## Exercise directions
Present each line of the entries below that holds the word "draws".

## Data rows
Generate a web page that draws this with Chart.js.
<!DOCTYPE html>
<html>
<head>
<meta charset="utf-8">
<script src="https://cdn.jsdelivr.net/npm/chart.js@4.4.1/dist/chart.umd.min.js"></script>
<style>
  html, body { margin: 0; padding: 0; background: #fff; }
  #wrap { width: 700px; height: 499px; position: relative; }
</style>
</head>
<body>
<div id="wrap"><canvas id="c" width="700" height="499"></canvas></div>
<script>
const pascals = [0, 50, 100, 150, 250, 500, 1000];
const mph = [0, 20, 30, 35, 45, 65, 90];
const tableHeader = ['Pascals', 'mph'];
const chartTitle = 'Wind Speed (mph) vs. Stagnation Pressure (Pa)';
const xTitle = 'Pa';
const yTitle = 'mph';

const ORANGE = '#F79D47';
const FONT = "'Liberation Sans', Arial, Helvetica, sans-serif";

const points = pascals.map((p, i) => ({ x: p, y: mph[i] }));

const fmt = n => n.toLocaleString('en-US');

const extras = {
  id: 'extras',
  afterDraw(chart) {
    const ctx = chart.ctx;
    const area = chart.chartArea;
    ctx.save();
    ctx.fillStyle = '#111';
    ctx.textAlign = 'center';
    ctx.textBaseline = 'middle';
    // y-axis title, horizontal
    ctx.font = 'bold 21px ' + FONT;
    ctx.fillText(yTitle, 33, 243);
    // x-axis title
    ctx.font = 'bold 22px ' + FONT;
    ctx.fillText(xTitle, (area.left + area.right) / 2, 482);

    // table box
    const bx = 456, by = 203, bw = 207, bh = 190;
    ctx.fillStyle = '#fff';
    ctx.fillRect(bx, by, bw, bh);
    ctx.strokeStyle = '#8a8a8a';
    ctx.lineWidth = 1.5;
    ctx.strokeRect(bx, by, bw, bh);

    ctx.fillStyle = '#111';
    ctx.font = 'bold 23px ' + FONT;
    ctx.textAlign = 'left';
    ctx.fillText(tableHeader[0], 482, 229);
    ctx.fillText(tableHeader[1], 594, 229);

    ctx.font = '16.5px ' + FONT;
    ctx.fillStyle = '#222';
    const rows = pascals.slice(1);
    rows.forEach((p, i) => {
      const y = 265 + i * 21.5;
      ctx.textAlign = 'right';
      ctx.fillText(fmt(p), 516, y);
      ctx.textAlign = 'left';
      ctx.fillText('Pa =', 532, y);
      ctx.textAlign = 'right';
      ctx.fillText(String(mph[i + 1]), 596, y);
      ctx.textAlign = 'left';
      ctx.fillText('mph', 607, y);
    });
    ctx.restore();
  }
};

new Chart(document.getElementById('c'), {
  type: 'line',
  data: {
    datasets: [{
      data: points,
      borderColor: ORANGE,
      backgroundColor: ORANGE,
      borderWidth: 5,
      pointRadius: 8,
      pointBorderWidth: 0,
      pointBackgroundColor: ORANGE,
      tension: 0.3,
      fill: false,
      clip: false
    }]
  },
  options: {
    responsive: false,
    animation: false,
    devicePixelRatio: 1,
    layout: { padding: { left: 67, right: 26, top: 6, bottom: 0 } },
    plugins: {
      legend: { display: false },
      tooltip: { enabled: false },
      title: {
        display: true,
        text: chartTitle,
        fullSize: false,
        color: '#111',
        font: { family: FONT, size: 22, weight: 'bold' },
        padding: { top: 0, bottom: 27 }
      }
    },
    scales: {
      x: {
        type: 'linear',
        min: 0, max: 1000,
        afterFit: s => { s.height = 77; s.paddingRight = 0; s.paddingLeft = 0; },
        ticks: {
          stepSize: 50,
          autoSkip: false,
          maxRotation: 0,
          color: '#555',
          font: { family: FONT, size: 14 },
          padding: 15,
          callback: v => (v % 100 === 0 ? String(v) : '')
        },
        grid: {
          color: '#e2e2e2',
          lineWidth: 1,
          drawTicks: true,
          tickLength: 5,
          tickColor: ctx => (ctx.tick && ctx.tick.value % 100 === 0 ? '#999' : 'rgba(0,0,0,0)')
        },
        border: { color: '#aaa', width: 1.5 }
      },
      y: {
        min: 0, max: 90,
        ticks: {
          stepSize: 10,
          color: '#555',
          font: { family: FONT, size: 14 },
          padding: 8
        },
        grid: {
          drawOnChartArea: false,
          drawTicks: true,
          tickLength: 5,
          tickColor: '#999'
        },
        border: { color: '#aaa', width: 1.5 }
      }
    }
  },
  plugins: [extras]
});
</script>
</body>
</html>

* * *

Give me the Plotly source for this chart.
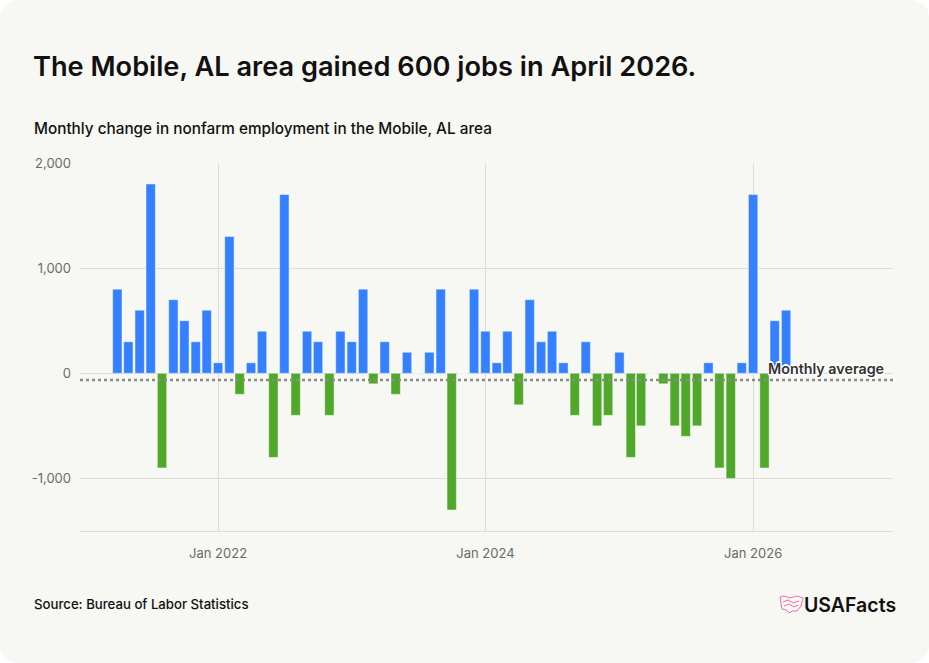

...

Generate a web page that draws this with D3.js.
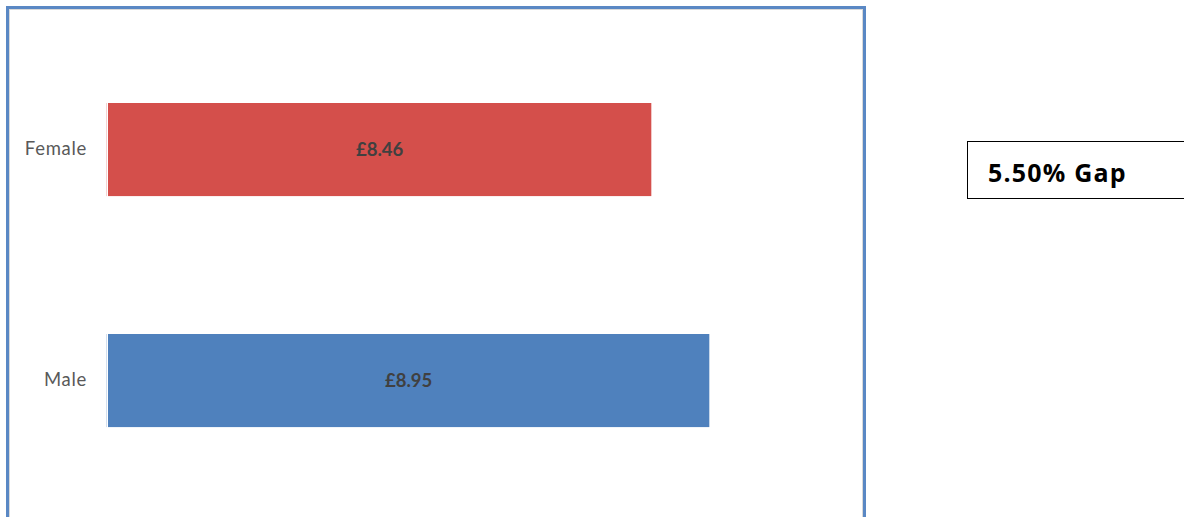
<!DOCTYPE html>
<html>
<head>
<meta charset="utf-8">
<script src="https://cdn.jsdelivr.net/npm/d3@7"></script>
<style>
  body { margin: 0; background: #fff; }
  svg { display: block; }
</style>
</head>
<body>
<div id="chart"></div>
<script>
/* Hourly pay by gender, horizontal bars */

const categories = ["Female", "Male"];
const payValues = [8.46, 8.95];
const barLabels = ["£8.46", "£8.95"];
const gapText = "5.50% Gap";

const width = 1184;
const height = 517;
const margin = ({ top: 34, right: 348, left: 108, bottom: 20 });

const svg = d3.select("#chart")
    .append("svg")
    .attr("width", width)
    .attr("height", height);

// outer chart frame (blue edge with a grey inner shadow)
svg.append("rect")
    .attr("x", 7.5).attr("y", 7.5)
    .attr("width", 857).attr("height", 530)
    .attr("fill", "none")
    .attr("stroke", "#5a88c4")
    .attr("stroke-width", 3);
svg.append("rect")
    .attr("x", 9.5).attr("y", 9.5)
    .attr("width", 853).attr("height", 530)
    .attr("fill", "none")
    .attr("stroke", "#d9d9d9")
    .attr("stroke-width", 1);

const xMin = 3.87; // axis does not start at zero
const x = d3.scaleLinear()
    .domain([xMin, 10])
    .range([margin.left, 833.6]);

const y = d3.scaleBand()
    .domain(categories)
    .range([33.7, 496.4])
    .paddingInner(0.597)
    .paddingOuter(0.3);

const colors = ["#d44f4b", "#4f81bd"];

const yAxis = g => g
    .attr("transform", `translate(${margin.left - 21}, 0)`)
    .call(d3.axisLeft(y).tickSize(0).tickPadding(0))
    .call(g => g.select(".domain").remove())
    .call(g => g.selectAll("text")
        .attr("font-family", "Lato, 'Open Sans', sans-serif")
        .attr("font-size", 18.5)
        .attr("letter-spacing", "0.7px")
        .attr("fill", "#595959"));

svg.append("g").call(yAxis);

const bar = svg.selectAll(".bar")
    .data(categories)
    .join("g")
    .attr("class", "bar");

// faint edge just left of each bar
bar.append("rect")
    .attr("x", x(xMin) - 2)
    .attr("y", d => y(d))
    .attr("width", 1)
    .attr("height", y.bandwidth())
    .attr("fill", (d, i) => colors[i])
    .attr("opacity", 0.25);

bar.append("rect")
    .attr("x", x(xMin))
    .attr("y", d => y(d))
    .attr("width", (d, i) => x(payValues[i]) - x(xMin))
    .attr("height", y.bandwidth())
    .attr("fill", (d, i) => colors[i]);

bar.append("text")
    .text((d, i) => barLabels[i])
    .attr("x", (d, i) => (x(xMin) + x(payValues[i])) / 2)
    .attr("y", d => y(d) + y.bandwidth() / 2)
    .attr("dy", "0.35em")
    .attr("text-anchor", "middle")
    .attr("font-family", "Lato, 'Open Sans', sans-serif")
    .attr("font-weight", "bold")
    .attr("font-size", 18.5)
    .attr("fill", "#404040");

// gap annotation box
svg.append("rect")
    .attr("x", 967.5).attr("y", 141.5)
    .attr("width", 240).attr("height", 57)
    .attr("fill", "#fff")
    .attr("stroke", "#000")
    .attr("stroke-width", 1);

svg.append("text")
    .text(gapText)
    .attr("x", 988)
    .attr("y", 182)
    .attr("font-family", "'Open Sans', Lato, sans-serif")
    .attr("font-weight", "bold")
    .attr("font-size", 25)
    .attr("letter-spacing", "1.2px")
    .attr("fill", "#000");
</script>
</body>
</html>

## Finished exercise
Generate a web page that draws this with Chart.js.
Generate a web page that draws this with D3.js.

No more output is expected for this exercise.